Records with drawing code
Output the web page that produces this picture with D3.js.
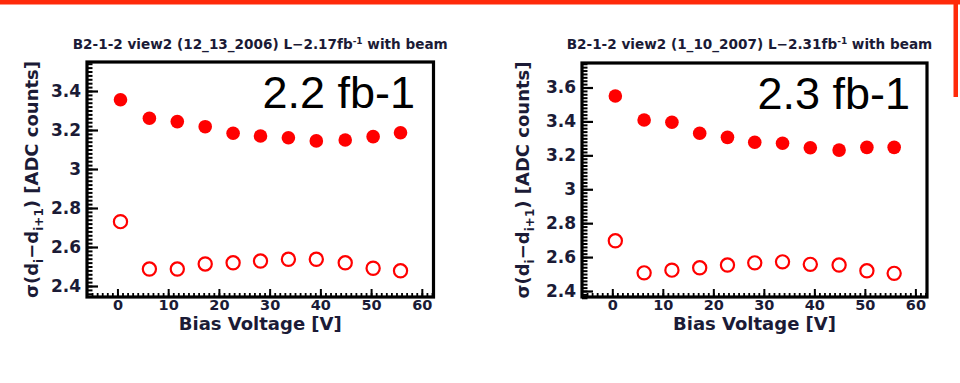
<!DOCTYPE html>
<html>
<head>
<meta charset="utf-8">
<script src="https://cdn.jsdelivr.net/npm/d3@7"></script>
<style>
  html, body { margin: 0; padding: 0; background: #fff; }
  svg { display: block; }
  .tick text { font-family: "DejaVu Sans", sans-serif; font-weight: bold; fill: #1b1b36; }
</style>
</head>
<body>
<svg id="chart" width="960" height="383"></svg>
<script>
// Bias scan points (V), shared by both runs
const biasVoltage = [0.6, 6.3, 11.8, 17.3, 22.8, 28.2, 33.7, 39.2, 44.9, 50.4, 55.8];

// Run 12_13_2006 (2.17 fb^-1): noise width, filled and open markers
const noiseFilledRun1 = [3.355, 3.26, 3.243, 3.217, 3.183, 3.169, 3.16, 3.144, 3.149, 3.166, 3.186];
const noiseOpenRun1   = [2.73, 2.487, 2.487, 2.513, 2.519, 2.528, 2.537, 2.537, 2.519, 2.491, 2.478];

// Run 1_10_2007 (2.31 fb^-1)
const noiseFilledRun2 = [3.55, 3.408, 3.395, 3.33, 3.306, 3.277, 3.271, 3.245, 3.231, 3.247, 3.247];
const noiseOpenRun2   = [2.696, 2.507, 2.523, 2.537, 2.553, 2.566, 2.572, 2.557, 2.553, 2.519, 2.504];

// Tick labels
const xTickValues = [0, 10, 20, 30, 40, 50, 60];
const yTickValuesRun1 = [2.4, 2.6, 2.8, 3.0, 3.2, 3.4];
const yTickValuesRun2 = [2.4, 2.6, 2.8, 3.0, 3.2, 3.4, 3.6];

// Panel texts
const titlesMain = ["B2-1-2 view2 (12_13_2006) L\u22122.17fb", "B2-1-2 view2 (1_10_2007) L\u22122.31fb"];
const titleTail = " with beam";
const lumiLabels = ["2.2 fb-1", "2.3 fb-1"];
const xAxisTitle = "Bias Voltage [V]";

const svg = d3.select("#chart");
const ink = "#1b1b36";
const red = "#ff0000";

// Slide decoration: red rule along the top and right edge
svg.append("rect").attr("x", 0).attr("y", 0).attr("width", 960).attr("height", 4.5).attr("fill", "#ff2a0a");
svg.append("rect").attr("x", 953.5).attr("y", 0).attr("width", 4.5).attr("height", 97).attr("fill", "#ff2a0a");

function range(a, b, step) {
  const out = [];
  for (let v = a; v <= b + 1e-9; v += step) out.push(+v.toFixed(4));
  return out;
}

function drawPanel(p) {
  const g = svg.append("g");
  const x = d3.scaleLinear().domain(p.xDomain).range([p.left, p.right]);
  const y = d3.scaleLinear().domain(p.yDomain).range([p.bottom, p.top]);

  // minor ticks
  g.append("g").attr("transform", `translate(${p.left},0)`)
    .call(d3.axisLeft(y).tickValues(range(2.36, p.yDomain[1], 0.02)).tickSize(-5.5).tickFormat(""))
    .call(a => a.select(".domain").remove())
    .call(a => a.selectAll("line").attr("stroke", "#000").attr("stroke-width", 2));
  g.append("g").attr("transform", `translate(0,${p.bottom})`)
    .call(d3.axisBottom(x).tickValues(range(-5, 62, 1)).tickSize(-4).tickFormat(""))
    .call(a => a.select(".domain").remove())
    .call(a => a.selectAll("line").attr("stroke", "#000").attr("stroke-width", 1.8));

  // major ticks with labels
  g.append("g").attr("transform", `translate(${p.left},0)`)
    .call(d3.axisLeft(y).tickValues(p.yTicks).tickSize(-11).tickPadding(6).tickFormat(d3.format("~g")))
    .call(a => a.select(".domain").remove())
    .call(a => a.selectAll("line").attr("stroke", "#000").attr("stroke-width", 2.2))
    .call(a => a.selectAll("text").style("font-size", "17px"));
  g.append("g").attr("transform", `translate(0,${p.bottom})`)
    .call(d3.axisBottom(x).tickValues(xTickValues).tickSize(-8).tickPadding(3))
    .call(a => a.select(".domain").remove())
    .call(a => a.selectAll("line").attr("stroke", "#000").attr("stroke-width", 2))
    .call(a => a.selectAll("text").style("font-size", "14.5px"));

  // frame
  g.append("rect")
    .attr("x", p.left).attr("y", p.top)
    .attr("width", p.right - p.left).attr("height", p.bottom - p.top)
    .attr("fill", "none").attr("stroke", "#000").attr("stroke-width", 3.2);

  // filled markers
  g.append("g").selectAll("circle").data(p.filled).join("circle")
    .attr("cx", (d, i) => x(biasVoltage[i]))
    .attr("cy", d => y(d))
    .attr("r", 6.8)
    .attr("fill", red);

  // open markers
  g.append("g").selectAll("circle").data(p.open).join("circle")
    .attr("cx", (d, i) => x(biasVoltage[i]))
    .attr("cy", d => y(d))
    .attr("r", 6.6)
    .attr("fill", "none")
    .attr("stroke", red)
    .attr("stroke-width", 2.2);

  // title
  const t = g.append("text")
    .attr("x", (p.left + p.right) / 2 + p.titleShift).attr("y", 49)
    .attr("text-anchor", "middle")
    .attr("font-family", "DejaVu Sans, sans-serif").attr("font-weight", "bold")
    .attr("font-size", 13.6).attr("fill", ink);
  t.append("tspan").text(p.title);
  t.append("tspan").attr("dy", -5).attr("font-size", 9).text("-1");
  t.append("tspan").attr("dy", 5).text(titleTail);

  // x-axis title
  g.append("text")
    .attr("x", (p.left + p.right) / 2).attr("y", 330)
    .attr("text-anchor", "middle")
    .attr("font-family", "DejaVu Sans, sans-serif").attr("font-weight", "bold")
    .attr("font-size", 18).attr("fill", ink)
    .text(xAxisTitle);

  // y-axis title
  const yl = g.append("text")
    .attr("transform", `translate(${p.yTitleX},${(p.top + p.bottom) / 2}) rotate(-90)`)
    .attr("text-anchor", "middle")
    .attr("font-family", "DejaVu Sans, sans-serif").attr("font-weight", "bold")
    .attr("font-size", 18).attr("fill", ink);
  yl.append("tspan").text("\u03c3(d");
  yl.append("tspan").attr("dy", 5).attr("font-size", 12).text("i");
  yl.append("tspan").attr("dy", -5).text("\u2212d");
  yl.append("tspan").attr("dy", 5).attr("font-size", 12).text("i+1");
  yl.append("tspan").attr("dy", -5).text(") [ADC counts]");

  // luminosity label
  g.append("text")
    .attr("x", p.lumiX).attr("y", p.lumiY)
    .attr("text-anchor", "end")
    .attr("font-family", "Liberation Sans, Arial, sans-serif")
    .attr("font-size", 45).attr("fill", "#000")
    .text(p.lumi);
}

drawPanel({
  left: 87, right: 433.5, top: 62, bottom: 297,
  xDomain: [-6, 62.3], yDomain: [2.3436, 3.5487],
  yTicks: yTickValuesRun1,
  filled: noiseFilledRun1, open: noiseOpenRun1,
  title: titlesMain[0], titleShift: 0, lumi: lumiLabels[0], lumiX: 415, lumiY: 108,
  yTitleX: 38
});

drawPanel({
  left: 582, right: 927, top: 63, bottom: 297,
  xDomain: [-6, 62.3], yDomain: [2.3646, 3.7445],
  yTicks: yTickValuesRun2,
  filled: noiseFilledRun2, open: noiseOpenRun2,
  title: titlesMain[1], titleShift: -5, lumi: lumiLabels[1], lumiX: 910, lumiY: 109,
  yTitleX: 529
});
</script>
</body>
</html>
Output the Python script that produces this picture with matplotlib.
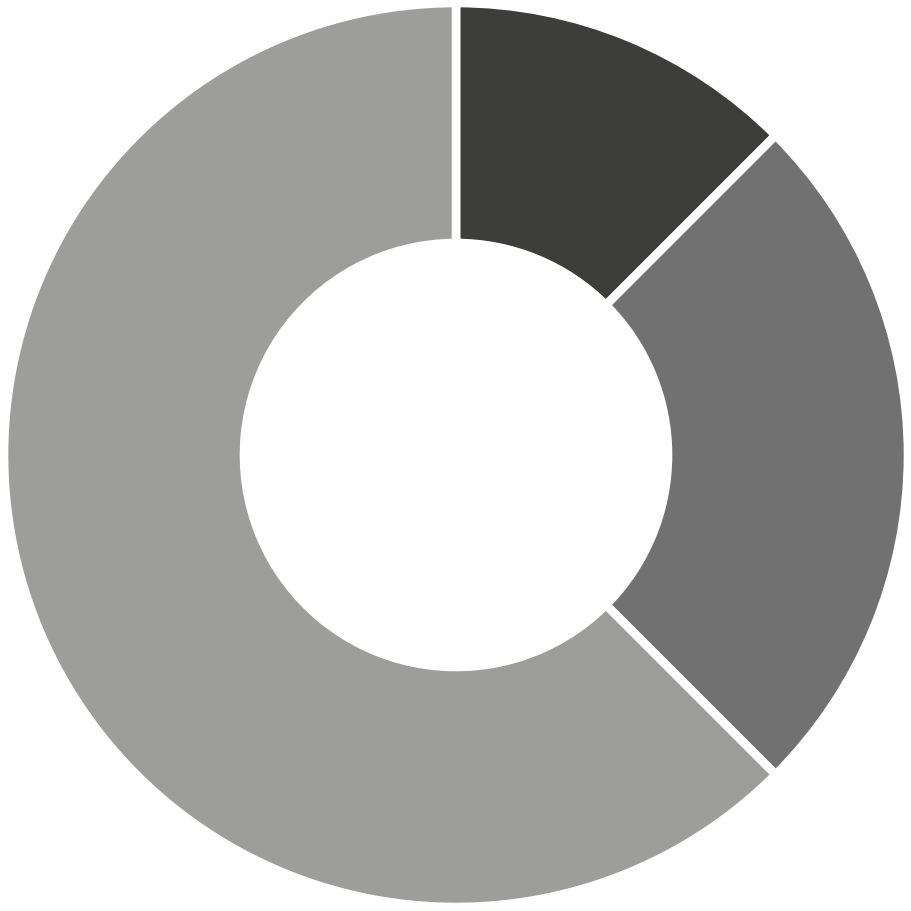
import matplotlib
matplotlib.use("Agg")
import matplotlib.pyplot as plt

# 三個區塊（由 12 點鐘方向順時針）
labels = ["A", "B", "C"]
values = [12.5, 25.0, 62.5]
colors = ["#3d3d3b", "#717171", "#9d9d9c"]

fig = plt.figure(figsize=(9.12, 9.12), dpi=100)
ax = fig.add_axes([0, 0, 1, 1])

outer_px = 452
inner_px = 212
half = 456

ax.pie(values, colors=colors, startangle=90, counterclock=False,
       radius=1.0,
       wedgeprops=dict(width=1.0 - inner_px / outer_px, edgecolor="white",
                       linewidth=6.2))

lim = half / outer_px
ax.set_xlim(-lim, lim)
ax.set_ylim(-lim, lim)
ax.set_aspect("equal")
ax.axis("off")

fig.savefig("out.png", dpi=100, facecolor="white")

**Given instruction:**
Write out word for word the lines above that run from the one with "Output the Python" to the one with "ax = fig.add_axes([0, 0, 1, 1])". Include both end lines; exclude the images.

**Output below:**
Output the Python script that produces this picture with matplotlib.
import matplotlib
matplotlib.use("Agg")
import matplotlib.pyplot as plt

# 三個區塊（由 12 點鐘方向順時針）
labels = ["A", "B", "C"]
values = [12.5, 25.0, 62.5]
colors = ["#3d3d3b", "#717171", "#9d9d9c"]

fig = plt.figure(figsize=(9.12, 9.12), dpi=100)
ax = fig.add_axes([0, 0, 1, 1])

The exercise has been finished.